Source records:
_ _ _

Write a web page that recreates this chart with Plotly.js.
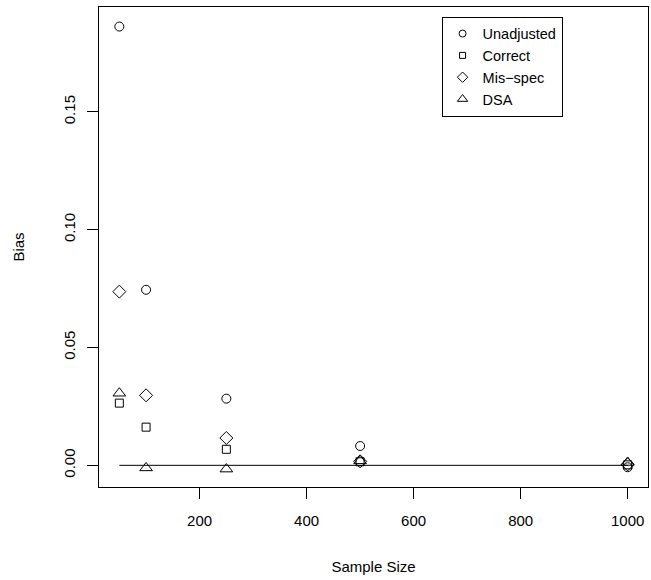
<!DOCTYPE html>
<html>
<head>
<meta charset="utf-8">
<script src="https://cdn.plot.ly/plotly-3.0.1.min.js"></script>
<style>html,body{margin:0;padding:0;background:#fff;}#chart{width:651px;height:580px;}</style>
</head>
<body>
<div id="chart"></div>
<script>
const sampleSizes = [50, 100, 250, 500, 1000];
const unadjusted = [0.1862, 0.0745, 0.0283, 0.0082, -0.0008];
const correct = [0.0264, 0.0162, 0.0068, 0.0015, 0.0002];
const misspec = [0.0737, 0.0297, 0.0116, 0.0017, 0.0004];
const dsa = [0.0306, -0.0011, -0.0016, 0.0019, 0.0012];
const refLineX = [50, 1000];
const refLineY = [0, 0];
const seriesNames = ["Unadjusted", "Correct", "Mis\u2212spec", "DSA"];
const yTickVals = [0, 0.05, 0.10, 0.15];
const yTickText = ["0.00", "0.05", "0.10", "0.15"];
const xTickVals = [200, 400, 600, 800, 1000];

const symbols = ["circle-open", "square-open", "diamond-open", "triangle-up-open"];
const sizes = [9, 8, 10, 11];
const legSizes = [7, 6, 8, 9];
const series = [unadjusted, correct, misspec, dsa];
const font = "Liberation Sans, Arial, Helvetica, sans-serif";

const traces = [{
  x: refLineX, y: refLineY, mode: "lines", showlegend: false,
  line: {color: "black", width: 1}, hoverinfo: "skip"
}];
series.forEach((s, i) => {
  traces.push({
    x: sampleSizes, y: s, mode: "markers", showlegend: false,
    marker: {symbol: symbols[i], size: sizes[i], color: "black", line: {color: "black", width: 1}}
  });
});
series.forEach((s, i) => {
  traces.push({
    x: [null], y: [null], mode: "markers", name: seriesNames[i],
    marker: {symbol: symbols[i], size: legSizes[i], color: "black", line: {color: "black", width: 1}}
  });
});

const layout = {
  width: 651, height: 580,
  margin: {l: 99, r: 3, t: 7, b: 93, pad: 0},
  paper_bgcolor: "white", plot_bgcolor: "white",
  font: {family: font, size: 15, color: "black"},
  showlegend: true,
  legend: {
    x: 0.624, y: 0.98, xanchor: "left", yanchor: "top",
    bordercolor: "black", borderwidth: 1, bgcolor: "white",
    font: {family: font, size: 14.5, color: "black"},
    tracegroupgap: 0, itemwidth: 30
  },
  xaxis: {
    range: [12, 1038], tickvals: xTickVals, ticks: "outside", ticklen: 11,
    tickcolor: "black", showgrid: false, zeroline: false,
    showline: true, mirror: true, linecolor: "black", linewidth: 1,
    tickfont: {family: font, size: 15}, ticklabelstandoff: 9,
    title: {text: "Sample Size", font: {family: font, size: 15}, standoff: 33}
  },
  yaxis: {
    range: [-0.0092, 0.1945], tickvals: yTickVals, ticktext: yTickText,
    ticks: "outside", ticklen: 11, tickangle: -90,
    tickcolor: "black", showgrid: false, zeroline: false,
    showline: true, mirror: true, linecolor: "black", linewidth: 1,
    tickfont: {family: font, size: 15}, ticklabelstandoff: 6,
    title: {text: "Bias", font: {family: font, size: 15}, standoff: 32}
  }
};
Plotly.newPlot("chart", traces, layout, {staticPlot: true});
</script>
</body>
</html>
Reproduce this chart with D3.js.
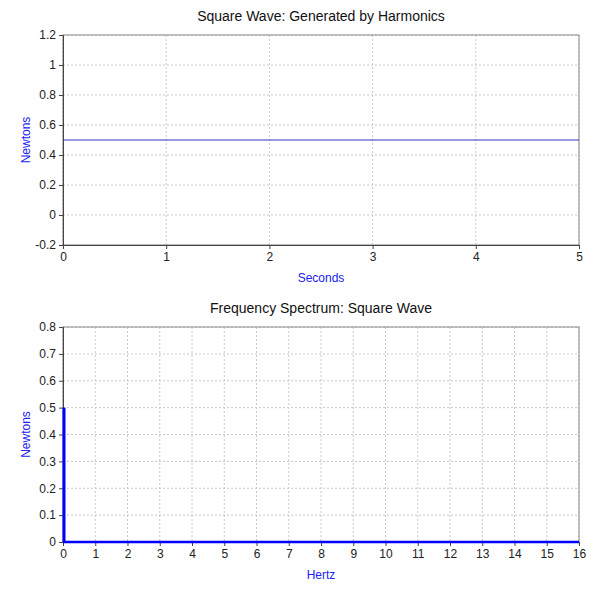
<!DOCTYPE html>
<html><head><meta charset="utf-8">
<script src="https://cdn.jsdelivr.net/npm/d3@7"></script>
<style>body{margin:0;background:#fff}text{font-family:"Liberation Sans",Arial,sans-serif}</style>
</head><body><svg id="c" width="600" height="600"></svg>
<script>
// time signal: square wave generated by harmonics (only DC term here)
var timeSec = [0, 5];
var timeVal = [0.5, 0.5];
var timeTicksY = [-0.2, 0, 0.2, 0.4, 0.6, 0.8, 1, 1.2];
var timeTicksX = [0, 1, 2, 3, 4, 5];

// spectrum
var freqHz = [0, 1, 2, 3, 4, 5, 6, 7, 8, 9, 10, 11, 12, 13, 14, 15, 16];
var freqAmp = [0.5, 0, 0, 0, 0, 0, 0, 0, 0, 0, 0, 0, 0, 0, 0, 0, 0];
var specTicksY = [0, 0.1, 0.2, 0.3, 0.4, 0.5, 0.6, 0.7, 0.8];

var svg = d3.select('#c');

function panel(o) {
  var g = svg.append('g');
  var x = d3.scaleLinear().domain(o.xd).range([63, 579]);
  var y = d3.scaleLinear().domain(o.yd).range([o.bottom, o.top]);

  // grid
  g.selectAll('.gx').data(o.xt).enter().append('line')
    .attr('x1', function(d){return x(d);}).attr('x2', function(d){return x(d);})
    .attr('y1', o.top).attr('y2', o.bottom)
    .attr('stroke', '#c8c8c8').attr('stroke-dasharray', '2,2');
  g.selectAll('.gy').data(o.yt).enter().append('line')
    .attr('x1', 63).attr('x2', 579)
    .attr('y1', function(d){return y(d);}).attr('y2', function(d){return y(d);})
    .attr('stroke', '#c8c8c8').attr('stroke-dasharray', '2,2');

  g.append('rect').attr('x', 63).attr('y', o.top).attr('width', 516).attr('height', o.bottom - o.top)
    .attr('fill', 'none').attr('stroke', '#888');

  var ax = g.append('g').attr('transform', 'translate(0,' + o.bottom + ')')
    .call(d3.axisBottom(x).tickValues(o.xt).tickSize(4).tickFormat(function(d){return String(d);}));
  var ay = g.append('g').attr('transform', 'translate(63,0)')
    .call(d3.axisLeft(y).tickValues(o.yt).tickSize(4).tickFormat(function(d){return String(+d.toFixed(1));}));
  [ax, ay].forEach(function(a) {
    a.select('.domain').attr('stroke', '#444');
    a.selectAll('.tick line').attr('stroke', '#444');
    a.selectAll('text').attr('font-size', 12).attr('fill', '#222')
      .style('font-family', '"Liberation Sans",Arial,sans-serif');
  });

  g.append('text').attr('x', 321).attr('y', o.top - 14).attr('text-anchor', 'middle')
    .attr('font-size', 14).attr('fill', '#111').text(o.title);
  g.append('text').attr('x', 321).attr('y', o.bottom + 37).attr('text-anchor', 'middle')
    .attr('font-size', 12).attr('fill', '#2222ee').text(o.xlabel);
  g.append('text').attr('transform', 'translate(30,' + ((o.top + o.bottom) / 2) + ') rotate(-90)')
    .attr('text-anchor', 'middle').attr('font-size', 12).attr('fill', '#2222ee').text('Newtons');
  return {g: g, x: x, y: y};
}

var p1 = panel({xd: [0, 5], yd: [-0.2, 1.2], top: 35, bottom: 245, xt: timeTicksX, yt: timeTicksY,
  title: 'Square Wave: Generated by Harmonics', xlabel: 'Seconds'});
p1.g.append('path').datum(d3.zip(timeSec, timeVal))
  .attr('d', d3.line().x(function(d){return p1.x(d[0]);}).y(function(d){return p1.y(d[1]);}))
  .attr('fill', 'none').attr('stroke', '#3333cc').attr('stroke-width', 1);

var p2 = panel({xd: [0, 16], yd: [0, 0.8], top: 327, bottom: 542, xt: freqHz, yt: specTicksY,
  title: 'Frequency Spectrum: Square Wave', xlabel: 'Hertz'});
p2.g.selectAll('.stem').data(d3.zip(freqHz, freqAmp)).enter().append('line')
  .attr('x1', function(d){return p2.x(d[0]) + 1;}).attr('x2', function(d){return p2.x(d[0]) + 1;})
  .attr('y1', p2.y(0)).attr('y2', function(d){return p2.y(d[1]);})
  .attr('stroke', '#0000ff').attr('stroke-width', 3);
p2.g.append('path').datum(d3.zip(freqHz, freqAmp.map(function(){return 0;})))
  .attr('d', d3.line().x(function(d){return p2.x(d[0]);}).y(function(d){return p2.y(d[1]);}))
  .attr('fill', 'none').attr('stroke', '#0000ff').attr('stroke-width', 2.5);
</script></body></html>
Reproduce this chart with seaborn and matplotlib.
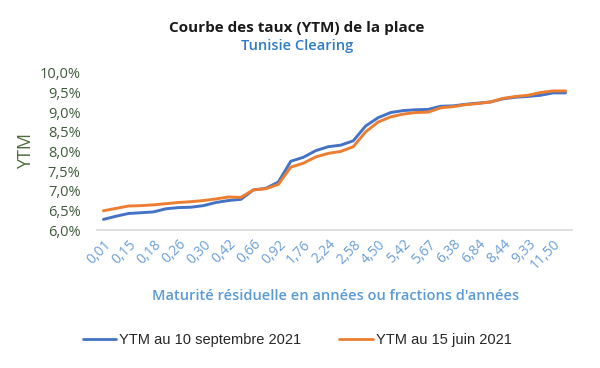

_ _ _

> **CHALLENGE**: Begin with the line that contains "Reproduce this chart with D3.js.", end with the line that contains "var y = d3.scaleLinear().domain(o.yd).range([o.bottom, o.top]);", and set down every line in that range exactly as it stands, minus the pictures.

> **EXPECTED ANSWER**:
Reproduce this chart with D3.js.
<!DOCTYPE html>
<html><head><meta charset="utf-8">
<script src="https://cdn.jsdelivr.net/npm/d3@7"></script>
<style>body{margin:0;background:#fff}text{font-family:"Liberation Sans",Arial,sans-serif}</style>
</head><body><svg id="c" width="600" height="600"></svg>
<script>
// time signal: square wave generated by harmonics (only DC term here)
var timeSec = [0, 5];
var timeVal = [0.5, 0.5];
var timeTicksY = [-0.2, 0, 0.2, 0.4, 0.6, 0.8, 1, 1.2];
var timeTicksX = [0, 1, 2, 3, 4, 5];

// spectrum
var freqHz = [0, 1, 2, 3, 4, 5, 6, 7, 8, 9, 10, 11, 12, 13, 14, 15, 16];
var freqAmp = [0.5, 0, 0, 0, 0, 0, 0, 0, 0, 0, 0, 0, 0, 0, 0, 0, 0];
var specTicksY = [0, 0.1, 0.2, 0.3, 0.4, 0.5, 0.6, 0.7, 0.8];

var svg = d3.select('#c');

function panel(o) {
  var g = svg.append('g');
  var x = d3.scaleLinear().domain(o.xd).range([63, 579]);
  var y = d3.scaleLinear().domain(o.yd).range([o.bottom, o.top]);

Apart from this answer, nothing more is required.